Soft end grain Water entering cut ends Trim back damage, dry the board, and seal end grain twice.
Peeling clear coat Film finish failing under sun and rain Strip loose finish and switch to a penetrating exterior stain.
Green or dark patches Poor airflow and damp shade Clean gently, improve spacing, and cut back nearby growth.
Checks and splits Wet-dry cycling and sharp edges Sand edges, seal cracks, and refresh the finish.

How Long Douglas Fir Lasts Outside

There is no single number that fits every yard. Untreated heartwood above ground can last for years when rain drains off and air dries the board. In a damp, shaded, trapped spot, even a nice board can decline much sooner.
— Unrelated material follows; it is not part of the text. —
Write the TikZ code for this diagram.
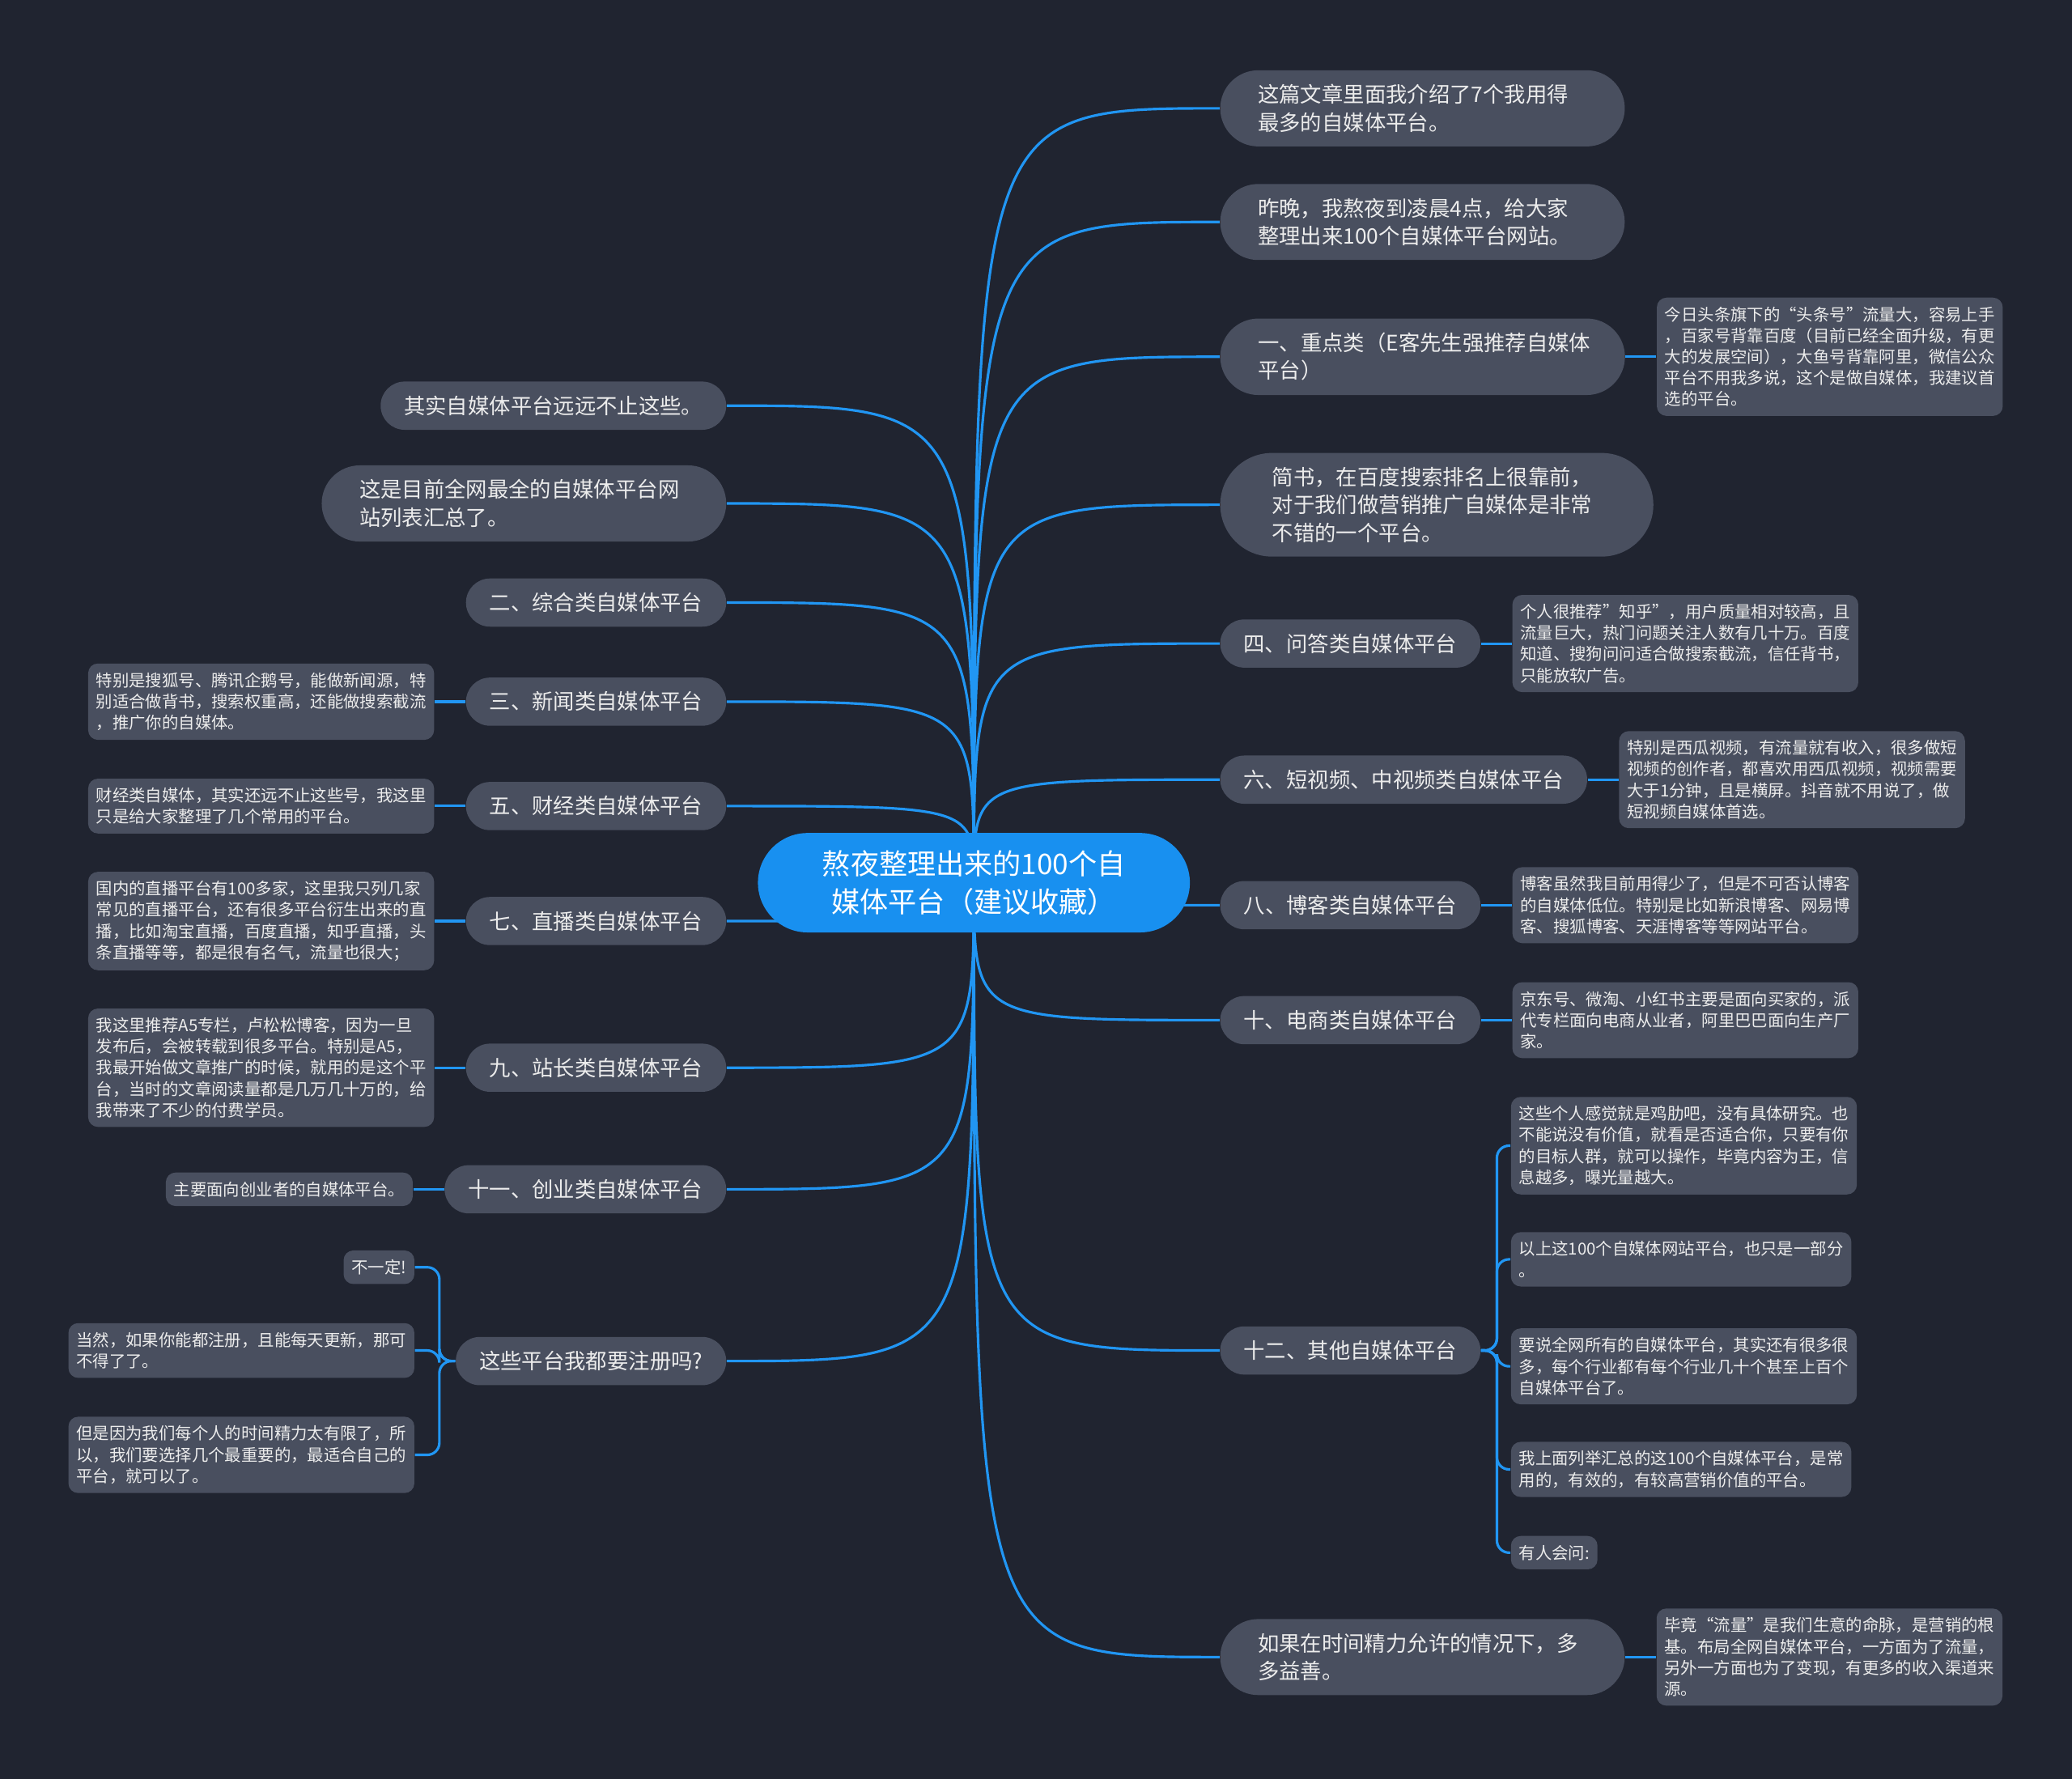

Think in zones. A roofed porch ceiling may need only steady paint care. A pergola beam needs sealed tops, open joints, and regular recoating. A deck board needs treatment, drainage, and closer watch. A fence post in soil needs ground-contact treatment, not wishful thinking.

Local weather also changes the math. Hot sun breaks down surface fibers. Long rainy seasons feed decay. Snow piles can keep lower boards wet for weeks. Near sprinklers, even “above ground” wood may act like ground-contact wood because it never dries fully.

Buying Checklist Before You Cut

  • Pick exterior-rated Douglas fir, not interior trim stock.
  • Choose heartwood-rich boards when decay resistance matters.
  • Avoid boards with large checks, loose knots, or soft spots.
  • Buy pressure-treated material for posts, soil contact, and hard-to-replace parts.
  • Plan drip edges, spacers, caps, and slopes before assembly.
  • Seal cut ends the same day you cut them.
  • Use fasteners rated for exterior exposure and wood treatment type.

Final Takeaway For Outdoor Douglas Fir

Douglas fir belongs outside when the project lets it stay dry between storms. Use it for raised, ventilated, sealed, and reachable parts. Treat or replace it with a more decay-resistant choice where soil, trapped water, or constant splash is part of the build.

If you want the warm grain and strength of Douglas fir, build like water is the enemy. Lift it, slope it, cap it, seal it, and recoat before the finish fails. Do that, and Douglas fir can give outdoor projects a sturdy, handsome life.